:: Goal of the exercise ::
Reproduce the listing below without changes, except that pictures are left out.

::: Data excerpt :::

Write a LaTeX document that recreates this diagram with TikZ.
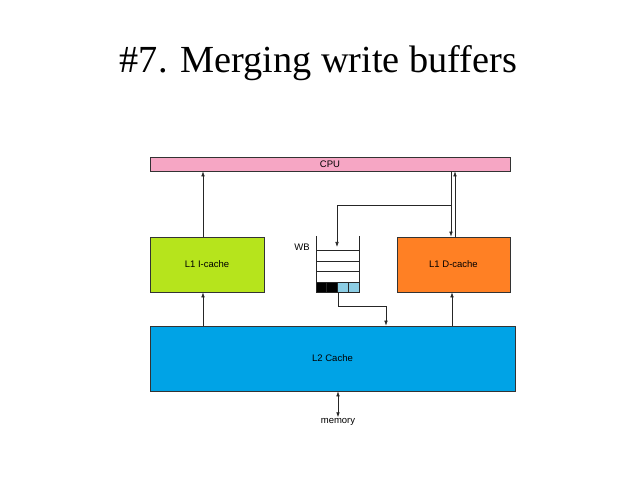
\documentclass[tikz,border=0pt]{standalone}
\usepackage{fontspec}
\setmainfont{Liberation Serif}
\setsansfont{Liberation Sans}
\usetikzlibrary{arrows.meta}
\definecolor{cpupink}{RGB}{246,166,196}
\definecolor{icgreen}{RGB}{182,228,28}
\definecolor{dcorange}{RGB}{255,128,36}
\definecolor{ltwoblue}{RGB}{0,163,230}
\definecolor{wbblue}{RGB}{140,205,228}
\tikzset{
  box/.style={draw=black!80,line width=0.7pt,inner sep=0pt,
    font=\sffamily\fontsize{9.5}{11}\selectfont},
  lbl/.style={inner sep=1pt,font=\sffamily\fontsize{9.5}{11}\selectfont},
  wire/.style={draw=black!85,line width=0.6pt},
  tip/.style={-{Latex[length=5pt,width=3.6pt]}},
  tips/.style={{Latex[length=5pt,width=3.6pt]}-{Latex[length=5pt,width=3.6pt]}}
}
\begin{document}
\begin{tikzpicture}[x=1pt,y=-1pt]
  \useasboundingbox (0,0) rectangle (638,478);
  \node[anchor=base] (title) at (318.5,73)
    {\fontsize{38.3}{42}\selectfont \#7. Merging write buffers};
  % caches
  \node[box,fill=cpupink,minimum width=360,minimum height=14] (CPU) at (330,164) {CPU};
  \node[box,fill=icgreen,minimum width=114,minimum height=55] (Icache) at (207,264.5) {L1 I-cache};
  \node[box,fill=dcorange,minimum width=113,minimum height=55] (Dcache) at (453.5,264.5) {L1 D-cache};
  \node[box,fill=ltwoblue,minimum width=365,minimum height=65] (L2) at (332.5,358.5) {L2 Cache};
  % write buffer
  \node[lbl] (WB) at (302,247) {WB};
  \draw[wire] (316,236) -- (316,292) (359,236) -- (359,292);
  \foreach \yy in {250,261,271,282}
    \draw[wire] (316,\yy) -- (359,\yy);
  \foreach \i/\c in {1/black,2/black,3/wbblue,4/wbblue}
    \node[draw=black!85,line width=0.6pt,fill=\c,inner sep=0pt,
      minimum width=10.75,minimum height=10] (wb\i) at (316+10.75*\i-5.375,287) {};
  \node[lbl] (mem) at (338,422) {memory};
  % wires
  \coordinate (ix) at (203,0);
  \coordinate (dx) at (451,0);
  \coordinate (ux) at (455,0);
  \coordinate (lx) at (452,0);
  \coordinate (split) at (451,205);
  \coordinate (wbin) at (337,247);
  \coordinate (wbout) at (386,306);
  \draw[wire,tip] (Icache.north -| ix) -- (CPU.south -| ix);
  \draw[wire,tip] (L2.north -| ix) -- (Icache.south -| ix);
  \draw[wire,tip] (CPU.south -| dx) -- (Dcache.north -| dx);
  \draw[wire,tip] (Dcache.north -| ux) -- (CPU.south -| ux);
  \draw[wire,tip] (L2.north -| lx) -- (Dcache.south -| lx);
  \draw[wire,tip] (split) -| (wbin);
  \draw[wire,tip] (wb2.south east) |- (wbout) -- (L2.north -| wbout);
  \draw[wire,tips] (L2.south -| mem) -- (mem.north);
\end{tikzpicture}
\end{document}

:::

:: Answer below ::
Write a LaTeX document that recreates this diagram with TikZ.
\documentclass[tikz,border=0pt]{standalone}
\usepackage{fontspec}
\setmainfont{Liberation Serif}
\setsansfont{Liberation Sans}
\usetikzlibrary{arrows.meta}
\definecolor{cpupink}{RGB}{246,166,196}
\definecolor{icgreen}{RGB}{182,228,28}
\definecolor{dcorange}{RGB}{255,128,36}
\definecolor{ltwoblue}{RGB}{0,163,230}
\definecolor{wbblue}{RGB}{140,205,228}
\tikzset{
  box/.style={draw=black!80,line width=0.7pt,inner sep=0pt,
    font=\sffamily\fontsize{9.5}{11}\selectfont},
  lbl/.style={inner sep=1pt,font=\sffamily\fontsize{9.5}{11}\selectfont},
  wire/.style={draw=black!85,line width=0.6pt},
  tip/.style={-{Latex[length=5pt,width=3.6pt]}},
  tips/.style={{Latex[length=5pt,width=3.6pt]}-{Latex[length=5pt,width=3.6pt]}}
}
\begin{document}
\begin{tikzpicture}[x=1pt,y=-1pt]
  \useasboundingbox (0,0) rectangle (638,478);
  \node[anchor=base] (title) at (318.5,73)
    {\fontsize{38.3}{42}\selectfont \#7. Merging write buffers};
  % caches
  \node[box,fill=cpupink,minimum width=360,minimum height=14] (CPU) at (330,164) {CPU};
  \node[box,fill=icgreen,minimum width=114,minimum height=55] (Icache) at (207,264.5) {L1 I-cache};
  \node[box,fill=dcorange,minimum width=113,minimum height=55] (Dcache) at (453.5,264.5) {L1 D-cache};
  \node[box,fill=ltwoblue,minimum width=365,minimum height=65] (L2) at (332.5,358.5) {L2 Cache};
  % write buffer
  \node[lbl] (WB) at (302,247) {WB};
  \draw[wire] (316,236) -- (316,292) (359,236) -- (359,292);
  \foreach \yy in {250,261,271,282}
    \draw[wire] (316,\yy) -- (359,\yy);
  \foreach \i/\c in {1/black,2/black,3/wbblue,4/wbblue}
    \node[draw=black!85,line width=0.6pt,fill=\c,inner sep=0pt,
      minimum width=10.75,minimum height=10] (wb\i) at (316+10.75*\i-5.375,287) {};
  \node[lbl] (mem) at (338,422) {memory};
  % wires
  \coordinate (ix) at (203,0);
  \coordinate (dx) at (451,0);
  \coordinate (ux) at (455,0);
  \coordinate (lx) at (452,0);
  \coordinate (split) at (451,205);
  \coordinate (wbin) at (337,247);
  \coordinate (wbout) at (386,306);
  \draw[wire,tip] (Icache.north -| ix) -- (CPU.south -| ix);
  \draw[wire,tip] (L2.north -| ix) -- (Icache.south -| ix);
  \draw[wire,tip] (CPU.south -| dx) -- (Dcache.north -| dx);
  \draw[wire,tip] (Dcache.north -| ux) -- (CPU.south -| ux);
  \draw[wire,tip] (L2.north -| lx) -- (Dcache.south -| lx);
  \draw[wire,tip] (split) -| (wbin);
  \draw[wire,tip] (wb2.south east) |- (wbout) -- (L2.north -| wbout);
  \draw[wire,tips] (L2.south -| mem) -- (mem.north);
\end{tikzpicture}
\end{document}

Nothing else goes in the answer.